- WHAT YOU SHOULD DO: Every line that contains the word "code" should be copied out.

- SUPPLIED ENTRIES:
-- begin --

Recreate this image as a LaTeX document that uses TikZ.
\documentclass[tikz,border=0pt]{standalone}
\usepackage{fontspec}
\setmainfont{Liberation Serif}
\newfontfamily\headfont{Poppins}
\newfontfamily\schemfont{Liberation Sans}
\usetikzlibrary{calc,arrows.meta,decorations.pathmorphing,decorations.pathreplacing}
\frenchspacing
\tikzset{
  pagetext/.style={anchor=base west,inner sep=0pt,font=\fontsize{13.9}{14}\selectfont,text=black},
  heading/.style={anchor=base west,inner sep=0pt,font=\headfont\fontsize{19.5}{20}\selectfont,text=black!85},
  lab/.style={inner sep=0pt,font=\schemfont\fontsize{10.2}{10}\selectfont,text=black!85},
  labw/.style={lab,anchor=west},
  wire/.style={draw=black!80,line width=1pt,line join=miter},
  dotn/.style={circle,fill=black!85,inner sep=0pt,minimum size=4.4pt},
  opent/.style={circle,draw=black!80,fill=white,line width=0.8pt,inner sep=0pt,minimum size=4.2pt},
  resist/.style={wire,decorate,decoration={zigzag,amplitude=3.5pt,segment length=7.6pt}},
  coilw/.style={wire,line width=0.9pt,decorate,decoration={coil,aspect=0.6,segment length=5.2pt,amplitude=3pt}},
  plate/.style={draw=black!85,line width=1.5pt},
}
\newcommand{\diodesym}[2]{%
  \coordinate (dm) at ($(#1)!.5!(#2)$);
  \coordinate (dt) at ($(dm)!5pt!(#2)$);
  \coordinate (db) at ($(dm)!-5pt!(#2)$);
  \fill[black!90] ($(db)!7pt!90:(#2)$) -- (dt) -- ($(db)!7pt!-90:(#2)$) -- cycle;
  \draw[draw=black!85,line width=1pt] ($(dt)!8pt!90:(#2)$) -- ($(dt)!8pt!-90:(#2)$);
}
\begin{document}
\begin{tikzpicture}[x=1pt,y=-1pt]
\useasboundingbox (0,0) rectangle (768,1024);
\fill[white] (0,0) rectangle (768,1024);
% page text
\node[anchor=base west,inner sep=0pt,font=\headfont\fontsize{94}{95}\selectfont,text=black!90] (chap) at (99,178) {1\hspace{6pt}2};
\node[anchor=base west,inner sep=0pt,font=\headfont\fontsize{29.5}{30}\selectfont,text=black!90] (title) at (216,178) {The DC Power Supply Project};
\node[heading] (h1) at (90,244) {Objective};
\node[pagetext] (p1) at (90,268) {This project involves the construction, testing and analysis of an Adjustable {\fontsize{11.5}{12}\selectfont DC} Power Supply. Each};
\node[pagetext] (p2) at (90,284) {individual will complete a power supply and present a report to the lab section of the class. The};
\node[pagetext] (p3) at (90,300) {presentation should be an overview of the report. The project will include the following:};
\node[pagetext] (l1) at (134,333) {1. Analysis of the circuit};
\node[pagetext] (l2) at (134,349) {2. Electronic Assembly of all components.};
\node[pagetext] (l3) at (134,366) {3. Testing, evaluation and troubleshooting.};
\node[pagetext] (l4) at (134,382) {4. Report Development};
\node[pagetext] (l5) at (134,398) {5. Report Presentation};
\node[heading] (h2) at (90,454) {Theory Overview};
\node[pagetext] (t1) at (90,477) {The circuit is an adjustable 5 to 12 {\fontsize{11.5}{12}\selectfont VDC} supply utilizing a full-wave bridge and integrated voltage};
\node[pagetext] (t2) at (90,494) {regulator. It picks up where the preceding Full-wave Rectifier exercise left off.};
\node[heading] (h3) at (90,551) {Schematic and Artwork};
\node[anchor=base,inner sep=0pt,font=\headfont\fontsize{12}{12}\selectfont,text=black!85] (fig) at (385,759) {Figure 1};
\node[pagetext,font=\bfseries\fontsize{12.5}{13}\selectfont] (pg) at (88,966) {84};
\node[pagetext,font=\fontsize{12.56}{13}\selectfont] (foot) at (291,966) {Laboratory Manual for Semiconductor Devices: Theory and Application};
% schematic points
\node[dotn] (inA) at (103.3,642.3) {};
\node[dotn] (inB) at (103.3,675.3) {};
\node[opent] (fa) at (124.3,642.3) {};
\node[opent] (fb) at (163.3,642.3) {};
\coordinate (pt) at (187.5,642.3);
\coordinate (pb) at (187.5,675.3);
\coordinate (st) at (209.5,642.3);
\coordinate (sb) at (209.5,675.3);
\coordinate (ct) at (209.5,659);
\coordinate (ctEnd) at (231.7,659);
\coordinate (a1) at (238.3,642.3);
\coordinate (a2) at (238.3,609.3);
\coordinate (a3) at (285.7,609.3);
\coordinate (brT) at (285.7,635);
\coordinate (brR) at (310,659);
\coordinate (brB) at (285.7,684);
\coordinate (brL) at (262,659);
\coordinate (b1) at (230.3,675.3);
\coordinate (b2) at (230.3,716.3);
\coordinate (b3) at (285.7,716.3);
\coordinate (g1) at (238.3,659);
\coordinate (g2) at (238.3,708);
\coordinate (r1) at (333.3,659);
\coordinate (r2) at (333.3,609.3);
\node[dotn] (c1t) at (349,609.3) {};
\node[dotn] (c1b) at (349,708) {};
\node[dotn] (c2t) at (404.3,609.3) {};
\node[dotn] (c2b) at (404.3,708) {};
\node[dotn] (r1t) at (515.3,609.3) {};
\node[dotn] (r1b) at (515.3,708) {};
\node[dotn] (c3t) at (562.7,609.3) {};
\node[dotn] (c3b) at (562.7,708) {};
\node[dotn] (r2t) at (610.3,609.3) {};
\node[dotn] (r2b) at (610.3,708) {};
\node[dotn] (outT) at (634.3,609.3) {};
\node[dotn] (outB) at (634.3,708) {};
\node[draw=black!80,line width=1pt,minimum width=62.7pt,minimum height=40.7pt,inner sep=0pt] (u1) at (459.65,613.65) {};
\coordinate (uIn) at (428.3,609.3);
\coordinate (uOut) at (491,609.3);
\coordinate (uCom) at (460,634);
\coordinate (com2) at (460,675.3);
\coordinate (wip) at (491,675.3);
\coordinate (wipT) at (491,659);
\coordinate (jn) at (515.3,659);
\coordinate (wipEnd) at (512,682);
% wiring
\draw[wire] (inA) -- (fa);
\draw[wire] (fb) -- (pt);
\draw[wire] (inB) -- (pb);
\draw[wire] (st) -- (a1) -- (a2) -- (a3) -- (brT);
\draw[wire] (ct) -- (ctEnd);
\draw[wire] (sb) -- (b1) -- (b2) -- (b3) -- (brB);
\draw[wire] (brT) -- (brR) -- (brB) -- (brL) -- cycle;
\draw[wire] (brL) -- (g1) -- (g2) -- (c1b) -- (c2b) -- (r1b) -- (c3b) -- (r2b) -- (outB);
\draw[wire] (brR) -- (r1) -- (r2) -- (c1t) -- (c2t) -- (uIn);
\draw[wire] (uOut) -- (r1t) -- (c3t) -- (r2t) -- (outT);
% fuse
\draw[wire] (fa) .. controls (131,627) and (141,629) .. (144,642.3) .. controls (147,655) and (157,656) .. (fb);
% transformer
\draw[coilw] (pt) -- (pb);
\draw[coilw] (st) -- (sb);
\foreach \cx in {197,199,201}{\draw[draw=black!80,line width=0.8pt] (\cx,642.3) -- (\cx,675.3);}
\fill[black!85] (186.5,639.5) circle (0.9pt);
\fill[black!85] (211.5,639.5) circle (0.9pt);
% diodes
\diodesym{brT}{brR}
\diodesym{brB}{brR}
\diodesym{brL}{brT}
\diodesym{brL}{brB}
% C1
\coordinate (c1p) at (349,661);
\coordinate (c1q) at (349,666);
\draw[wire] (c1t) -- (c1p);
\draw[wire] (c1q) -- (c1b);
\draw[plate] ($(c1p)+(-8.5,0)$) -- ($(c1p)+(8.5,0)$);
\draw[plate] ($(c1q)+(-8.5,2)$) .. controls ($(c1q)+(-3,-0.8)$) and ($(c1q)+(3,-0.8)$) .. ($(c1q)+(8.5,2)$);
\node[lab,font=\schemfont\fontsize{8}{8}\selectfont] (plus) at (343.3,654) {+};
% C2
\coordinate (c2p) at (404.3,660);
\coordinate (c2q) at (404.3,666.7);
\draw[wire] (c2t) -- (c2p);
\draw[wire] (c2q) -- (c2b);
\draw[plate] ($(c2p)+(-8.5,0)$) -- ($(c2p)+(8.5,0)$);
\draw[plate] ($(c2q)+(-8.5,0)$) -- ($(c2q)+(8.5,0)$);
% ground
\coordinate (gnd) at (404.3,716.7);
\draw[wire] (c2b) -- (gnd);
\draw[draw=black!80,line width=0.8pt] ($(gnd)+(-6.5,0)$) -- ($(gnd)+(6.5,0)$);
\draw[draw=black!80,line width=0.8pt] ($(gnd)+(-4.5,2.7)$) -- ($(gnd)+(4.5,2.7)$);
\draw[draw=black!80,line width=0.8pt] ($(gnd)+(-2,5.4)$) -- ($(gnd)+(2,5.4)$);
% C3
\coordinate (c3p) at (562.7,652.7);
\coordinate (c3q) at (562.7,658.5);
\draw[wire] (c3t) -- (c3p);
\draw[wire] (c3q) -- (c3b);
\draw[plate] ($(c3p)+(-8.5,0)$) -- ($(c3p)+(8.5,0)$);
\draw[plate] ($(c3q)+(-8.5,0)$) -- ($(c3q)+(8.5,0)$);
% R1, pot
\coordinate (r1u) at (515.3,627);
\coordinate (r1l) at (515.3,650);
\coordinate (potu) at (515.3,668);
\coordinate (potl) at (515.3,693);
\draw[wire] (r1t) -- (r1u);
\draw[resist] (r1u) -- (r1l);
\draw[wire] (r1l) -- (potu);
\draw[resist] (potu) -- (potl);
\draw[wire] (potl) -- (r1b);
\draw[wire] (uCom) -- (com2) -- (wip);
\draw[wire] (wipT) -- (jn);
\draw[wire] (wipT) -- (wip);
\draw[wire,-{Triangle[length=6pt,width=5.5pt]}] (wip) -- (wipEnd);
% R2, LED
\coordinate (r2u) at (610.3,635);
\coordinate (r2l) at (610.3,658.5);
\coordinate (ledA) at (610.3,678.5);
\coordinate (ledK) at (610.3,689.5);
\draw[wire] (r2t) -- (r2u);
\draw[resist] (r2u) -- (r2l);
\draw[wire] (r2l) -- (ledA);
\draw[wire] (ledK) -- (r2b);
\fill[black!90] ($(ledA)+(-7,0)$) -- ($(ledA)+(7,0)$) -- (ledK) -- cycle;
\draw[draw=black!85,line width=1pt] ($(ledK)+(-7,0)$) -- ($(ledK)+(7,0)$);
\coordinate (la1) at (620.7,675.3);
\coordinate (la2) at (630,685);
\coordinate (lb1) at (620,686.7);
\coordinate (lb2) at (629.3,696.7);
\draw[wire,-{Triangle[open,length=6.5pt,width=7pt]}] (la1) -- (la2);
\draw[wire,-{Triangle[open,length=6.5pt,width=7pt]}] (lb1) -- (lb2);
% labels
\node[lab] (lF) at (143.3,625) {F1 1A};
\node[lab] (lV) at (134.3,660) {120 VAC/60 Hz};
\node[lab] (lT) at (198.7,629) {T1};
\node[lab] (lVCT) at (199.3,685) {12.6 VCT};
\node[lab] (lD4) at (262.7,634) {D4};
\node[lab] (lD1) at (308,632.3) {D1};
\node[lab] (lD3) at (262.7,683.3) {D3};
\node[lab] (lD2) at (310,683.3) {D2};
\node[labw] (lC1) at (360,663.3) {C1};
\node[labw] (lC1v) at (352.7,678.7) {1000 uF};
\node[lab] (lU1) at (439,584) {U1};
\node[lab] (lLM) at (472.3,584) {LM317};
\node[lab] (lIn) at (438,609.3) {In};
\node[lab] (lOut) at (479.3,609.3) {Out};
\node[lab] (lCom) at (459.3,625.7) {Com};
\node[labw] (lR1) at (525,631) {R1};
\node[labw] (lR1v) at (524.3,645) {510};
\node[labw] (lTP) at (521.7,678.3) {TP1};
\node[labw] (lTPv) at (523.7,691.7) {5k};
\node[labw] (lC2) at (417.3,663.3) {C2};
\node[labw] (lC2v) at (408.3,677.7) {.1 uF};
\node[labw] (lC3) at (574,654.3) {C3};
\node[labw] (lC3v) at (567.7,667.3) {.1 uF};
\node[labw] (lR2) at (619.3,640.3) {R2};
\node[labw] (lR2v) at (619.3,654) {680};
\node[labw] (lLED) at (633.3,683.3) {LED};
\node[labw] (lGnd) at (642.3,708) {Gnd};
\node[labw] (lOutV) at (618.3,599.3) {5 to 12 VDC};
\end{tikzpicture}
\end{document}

-- end --
-- begin --

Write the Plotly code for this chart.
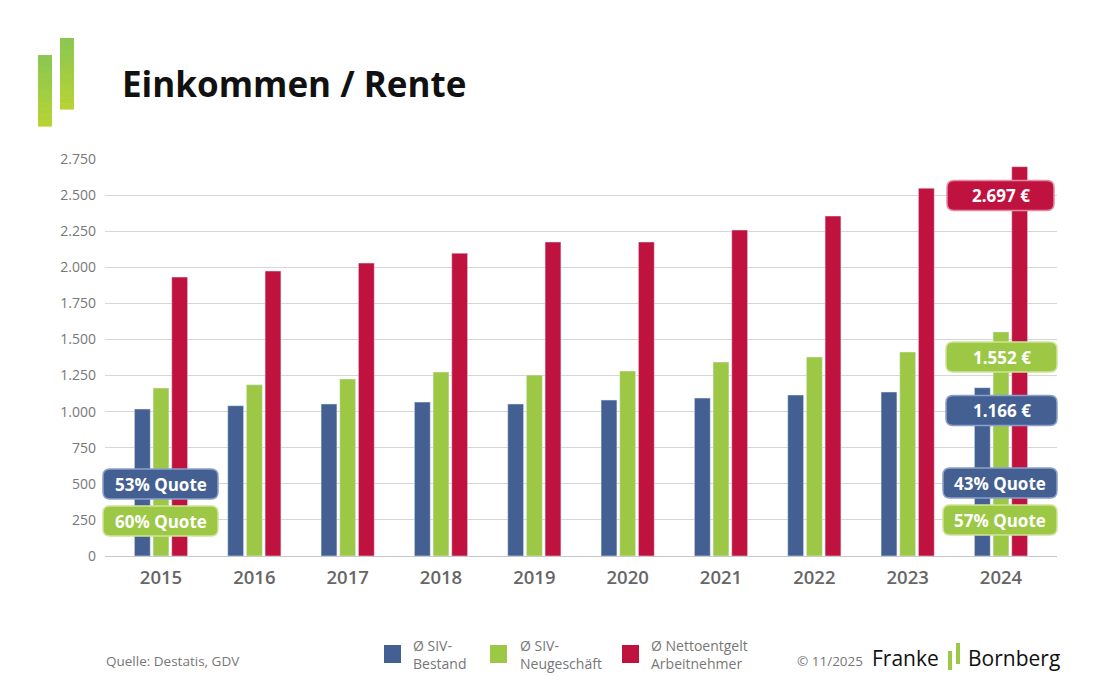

-- end --
-- begin --

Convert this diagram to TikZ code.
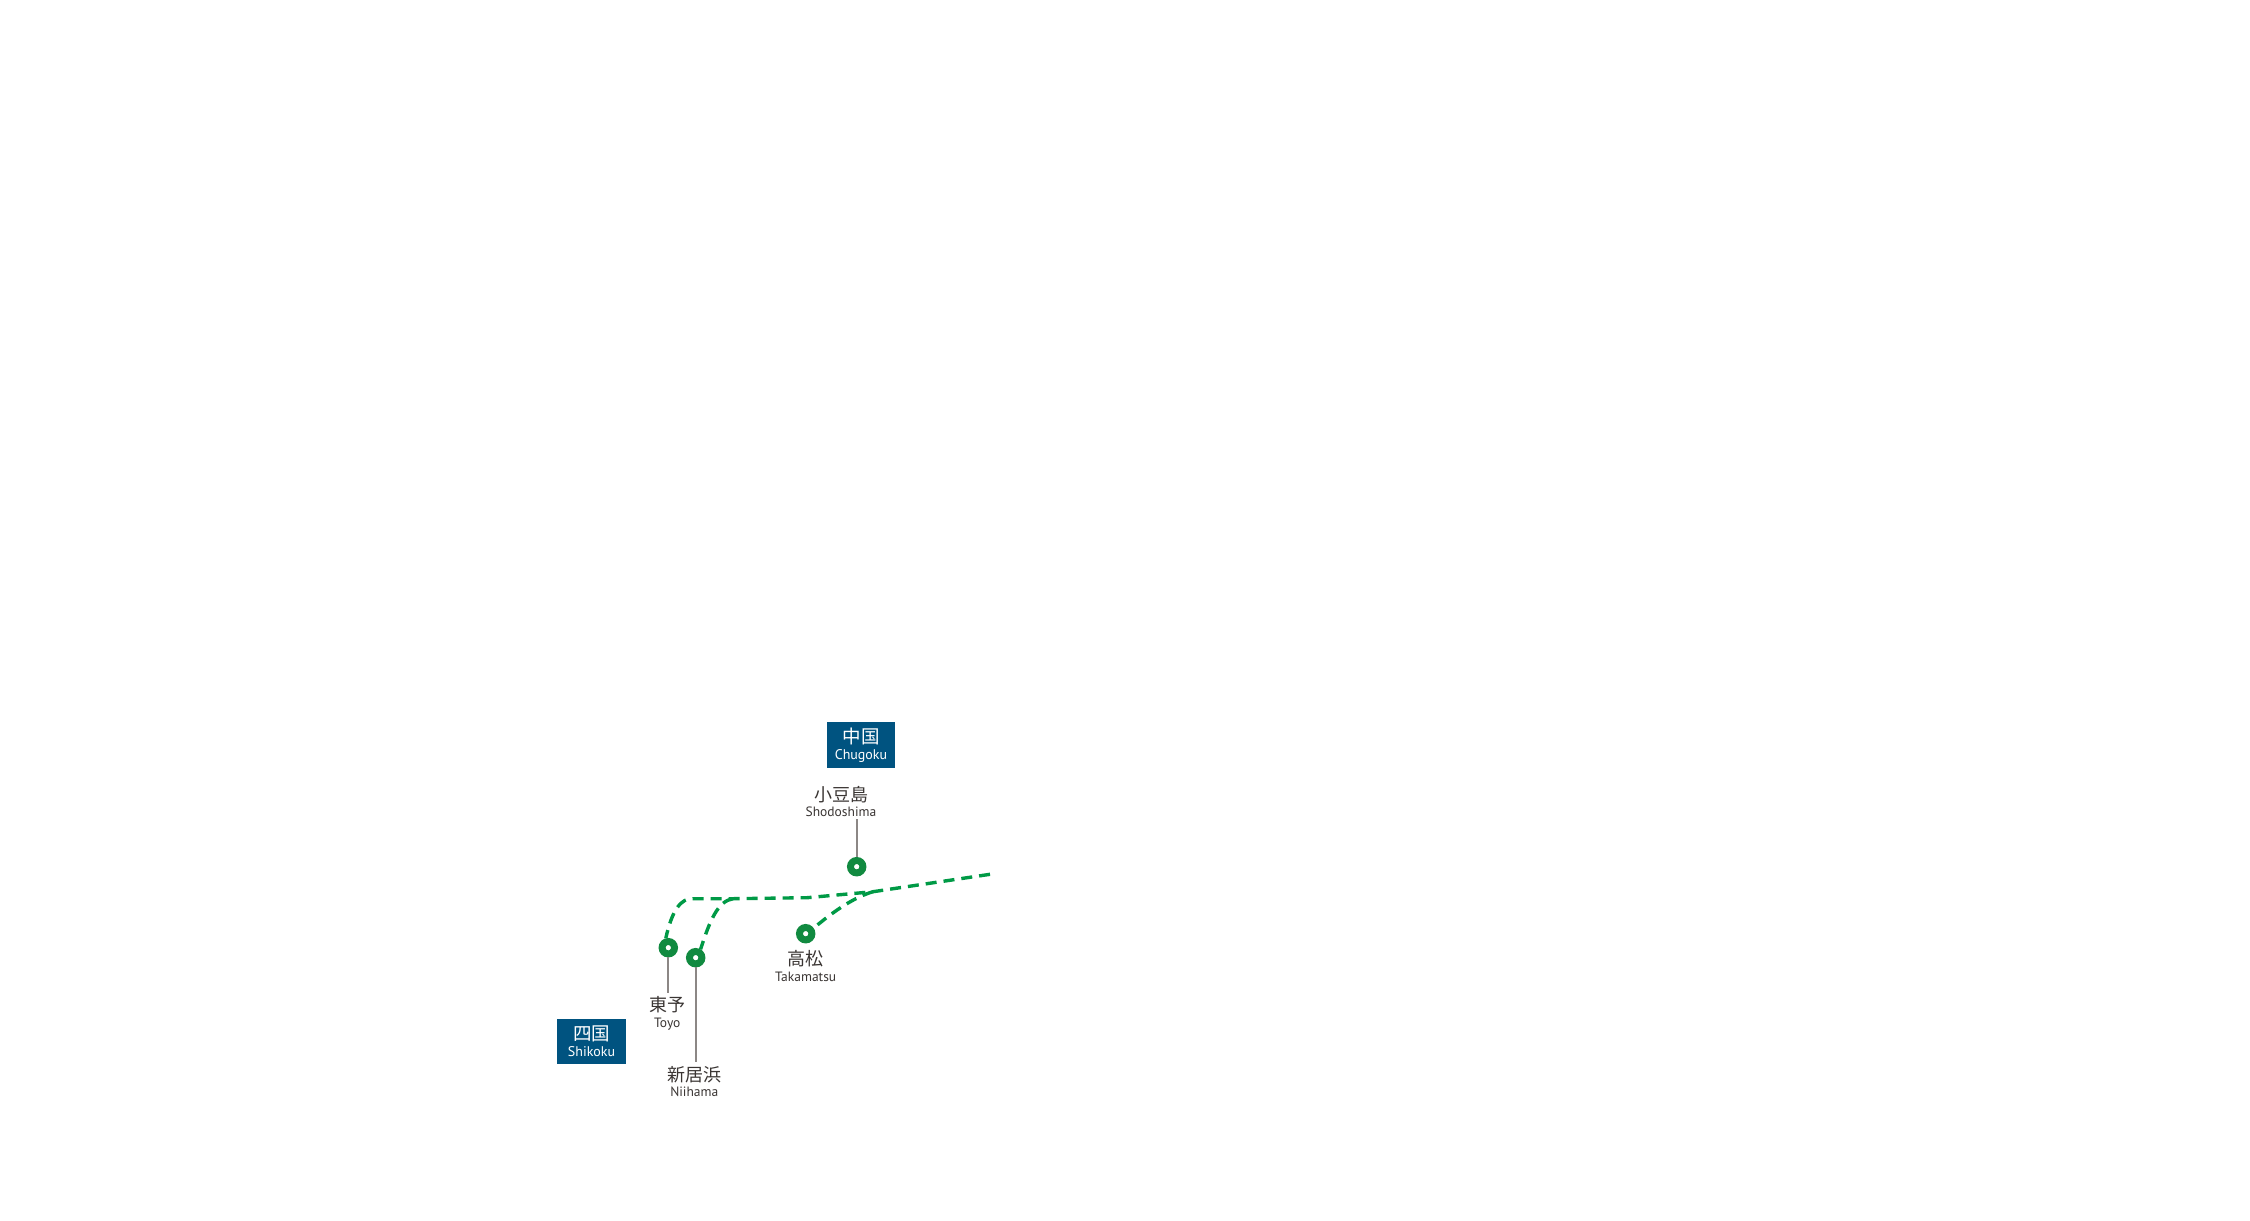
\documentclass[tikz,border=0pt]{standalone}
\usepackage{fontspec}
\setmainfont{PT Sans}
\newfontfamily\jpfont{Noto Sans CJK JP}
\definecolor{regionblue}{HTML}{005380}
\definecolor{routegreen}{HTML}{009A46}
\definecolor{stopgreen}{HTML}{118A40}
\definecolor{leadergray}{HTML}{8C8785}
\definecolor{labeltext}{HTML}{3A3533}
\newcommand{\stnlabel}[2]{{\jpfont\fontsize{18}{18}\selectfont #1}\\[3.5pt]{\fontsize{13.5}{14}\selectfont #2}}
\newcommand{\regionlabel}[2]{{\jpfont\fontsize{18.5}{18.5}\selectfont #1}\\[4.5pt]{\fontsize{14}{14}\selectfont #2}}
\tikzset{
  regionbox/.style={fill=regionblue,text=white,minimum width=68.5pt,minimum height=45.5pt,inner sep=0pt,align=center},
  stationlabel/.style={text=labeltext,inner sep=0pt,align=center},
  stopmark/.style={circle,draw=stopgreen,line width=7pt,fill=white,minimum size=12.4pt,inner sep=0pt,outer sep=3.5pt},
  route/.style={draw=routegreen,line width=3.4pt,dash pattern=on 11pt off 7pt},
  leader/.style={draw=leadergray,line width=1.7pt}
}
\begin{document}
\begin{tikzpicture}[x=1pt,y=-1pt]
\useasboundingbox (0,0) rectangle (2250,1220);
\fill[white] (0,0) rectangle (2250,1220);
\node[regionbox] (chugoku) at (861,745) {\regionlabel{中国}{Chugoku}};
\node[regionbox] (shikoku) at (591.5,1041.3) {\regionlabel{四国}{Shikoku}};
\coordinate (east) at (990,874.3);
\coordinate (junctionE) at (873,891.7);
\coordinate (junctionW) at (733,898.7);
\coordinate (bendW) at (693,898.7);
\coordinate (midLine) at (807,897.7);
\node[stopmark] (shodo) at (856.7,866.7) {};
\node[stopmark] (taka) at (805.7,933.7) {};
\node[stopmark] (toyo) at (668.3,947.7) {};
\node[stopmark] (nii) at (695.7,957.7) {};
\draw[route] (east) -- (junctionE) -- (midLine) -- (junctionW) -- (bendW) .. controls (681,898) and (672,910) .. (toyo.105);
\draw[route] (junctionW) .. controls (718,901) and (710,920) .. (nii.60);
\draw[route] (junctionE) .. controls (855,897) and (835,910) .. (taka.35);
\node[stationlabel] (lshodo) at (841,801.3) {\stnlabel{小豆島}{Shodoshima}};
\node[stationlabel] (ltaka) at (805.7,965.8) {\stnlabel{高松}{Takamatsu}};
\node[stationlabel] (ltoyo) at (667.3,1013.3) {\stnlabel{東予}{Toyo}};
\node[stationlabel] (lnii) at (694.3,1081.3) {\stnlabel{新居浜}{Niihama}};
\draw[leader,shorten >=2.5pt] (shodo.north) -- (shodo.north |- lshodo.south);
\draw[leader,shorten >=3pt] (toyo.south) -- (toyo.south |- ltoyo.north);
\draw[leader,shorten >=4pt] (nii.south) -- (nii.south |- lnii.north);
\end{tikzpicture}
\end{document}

-- end --

- WRITTEN RESPONSE:
Write the Plotly code for this chart.
Convert this diagram to TikZ code.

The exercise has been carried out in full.